__WHAT THE TASK REQUIRES__. Pick out each line below containing "this".

__LISTED RECORDS__.

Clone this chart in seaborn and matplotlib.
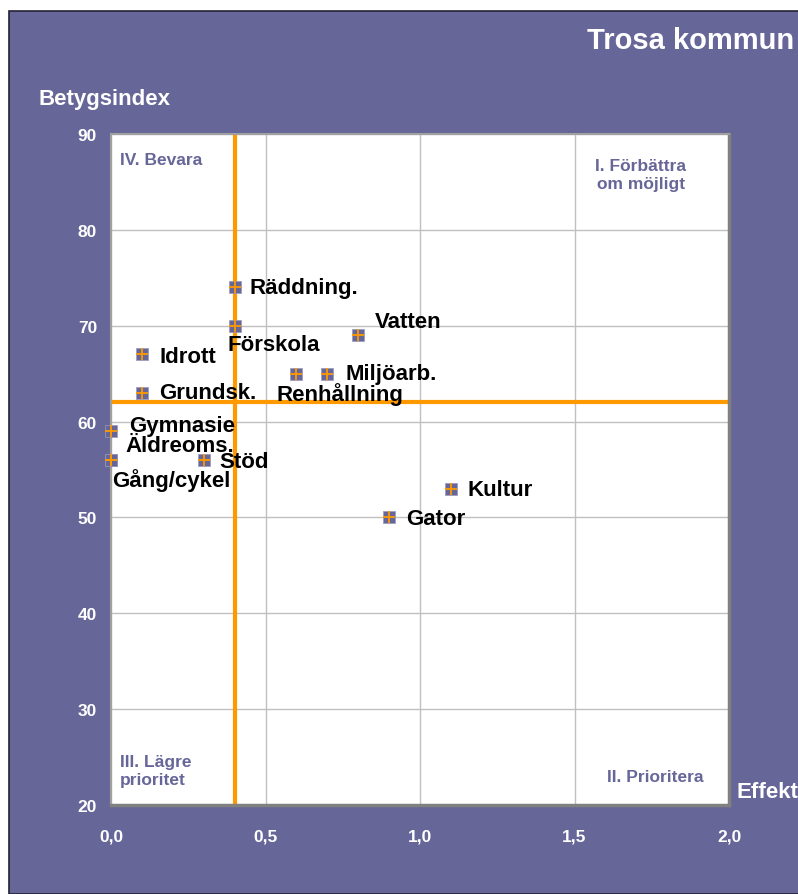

---

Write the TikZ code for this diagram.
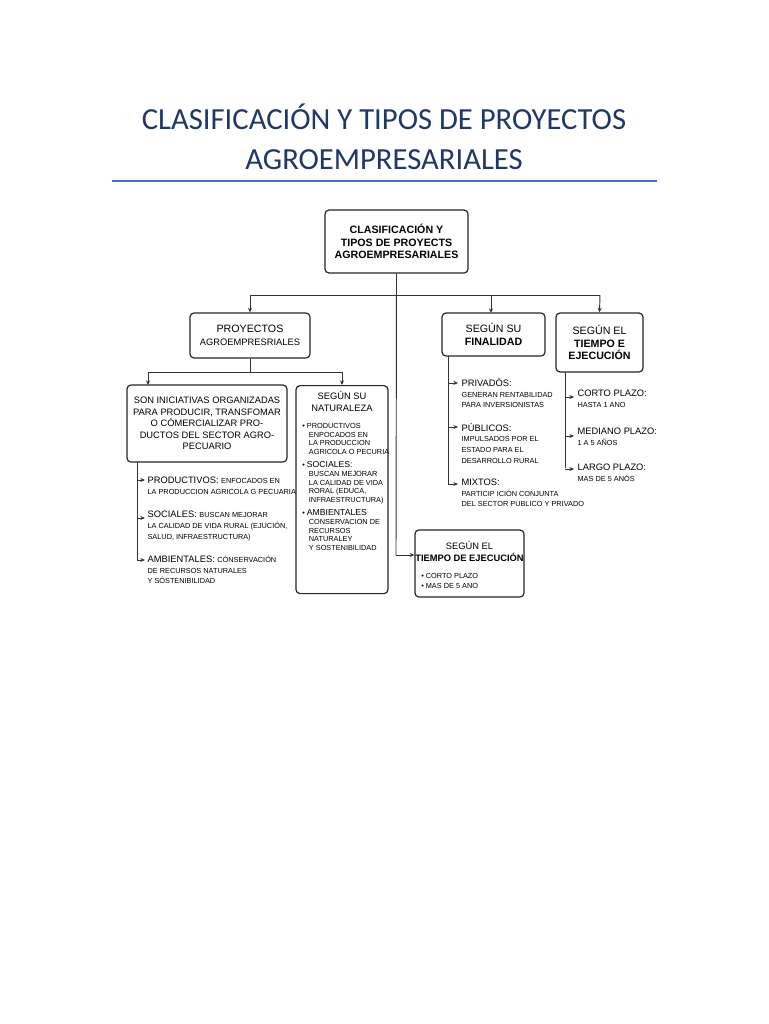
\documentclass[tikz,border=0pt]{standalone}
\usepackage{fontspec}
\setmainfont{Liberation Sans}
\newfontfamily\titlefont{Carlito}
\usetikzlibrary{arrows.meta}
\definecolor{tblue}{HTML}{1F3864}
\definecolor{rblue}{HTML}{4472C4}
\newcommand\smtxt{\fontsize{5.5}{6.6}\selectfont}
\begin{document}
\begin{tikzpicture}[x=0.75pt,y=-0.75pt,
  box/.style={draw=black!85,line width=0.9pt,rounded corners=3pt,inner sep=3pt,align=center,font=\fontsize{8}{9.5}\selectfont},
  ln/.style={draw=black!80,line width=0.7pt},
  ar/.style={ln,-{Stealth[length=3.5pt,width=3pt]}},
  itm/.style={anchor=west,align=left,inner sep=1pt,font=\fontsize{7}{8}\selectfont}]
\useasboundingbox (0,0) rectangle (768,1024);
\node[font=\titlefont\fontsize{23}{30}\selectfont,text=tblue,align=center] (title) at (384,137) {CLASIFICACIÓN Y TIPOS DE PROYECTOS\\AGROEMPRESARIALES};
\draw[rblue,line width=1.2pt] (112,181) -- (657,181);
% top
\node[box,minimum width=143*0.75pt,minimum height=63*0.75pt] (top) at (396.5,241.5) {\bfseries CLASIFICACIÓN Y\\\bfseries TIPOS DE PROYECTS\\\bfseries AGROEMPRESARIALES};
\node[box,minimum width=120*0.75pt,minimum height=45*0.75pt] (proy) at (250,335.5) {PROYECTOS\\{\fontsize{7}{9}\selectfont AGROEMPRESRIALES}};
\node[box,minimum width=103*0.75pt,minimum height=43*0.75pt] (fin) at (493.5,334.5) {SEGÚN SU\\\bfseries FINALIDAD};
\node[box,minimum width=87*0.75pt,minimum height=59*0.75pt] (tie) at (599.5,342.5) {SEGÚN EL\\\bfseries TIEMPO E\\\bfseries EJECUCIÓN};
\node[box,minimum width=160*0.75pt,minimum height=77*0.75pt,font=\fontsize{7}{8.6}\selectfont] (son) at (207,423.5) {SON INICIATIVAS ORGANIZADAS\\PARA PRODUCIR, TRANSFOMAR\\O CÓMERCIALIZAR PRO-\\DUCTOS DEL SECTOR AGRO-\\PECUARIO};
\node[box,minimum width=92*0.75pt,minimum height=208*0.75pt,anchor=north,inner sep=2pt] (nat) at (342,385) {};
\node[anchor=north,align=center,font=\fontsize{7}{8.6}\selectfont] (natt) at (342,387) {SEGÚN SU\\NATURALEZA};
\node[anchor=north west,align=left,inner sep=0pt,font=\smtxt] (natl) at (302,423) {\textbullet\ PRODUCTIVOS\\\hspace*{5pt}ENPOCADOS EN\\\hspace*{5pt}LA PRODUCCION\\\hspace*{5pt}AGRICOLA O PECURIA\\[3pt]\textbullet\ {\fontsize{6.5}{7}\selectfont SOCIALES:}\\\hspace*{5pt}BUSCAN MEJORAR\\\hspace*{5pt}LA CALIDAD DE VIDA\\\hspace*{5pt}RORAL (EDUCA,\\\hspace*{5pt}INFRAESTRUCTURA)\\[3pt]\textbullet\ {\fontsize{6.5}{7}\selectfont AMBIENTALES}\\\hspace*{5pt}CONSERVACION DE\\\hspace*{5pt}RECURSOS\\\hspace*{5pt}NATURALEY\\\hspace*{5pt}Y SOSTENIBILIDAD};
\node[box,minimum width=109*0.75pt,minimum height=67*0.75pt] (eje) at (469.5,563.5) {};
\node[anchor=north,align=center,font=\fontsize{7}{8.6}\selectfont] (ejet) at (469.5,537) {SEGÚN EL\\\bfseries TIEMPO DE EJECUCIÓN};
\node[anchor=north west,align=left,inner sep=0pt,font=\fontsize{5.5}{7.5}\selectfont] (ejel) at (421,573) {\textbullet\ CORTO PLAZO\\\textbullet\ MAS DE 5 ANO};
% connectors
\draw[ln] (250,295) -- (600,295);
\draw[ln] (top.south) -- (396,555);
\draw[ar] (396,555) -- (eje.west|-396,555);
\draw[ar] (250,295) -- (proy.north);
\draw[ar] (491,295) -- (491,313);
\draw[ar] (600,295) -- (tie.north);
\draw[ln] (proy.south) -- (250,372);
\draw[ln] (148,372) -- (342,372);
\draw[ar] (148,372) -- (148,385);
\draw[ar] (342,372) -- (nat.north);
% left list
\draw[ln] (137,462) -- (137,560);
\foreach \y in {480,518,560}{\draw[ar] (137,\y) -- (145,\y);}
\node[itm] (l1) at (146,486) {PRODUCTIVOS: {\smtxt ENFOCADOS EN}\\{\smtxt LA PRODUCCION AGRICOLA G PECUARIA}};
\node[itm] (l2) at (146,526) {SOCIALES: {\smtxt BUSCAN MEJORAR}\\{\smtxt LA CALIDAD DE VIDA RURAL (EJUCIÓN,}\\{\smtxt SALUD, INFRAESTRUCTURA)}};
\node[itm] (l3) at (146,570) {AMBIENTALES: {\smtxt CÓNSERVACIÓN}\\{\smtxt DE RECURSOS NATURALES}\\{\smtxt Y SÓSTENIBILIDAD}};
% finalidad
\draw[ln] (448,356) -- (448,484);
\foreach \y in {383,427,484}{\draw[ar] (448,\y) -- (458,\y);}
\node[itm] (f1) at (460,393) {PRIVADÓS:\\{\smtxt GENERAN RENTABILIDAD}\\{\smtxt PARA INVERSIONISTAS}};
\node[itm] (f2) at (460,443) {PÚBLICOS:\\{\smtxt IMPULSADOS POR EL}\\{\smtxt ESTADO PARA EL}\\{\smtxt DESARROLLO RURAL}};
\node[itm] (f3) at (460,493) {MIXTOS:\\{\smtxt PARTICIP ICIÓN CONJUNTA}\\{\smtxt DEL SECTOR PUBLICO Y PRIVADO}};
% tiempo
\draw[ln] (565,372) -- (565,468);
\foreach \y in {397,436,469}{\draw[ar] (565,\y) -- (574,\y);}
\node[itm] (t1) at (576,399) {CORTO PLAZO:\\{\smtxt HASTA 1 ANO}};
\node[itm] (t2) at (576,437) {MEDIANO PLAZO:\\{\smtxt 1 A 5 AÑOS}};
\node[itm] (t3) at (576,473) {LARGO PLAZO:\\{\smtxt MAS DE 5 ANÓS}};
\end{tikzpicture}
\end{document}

...

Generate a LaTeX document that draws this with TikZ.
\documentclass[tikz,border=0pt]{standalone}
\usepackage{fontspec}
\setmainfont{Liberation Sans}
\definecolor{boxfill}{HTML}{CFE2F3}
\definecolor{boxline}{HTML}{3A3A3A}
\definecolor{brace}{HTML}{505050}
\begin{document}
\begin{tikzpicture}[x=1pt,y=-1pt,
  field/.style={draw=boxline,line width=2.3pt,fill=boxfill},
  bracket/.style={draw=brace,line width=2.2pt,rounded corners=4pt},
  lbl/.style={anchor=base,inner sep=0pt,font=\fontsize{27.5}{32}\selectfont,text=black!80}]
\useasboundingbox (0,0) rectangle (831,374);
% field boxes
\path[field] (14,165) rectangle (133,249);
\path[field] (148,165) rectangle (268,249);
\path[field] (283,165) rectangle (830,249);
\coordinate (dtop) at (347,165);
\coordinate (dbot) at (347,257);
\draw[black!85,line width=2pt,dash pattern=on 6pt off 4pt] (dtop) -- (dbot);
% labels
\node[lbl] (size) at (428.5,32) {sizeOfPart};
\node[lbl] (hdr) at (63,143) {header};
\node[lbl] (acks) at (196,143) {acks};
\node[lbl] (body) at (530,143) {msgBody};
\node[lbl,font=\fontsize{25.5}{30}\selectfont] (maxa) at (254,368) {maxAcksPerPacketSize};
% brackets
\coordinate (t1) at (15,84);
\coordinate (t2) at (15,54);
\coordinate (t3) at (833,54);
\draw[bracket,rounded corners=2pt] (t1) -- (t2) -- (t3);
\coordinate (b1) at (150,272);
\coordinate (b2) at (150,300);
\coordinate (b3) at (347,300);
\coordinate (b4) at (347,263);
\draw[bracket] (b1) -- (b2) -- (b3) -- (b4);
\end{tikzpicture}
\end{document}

__ANSWER TO THE PROBLEM__.
Clone this chart in seaborn and matplotlib.
Write the TikZ code for this diagram.
Generate a LaTeX document that draws this with TikZ.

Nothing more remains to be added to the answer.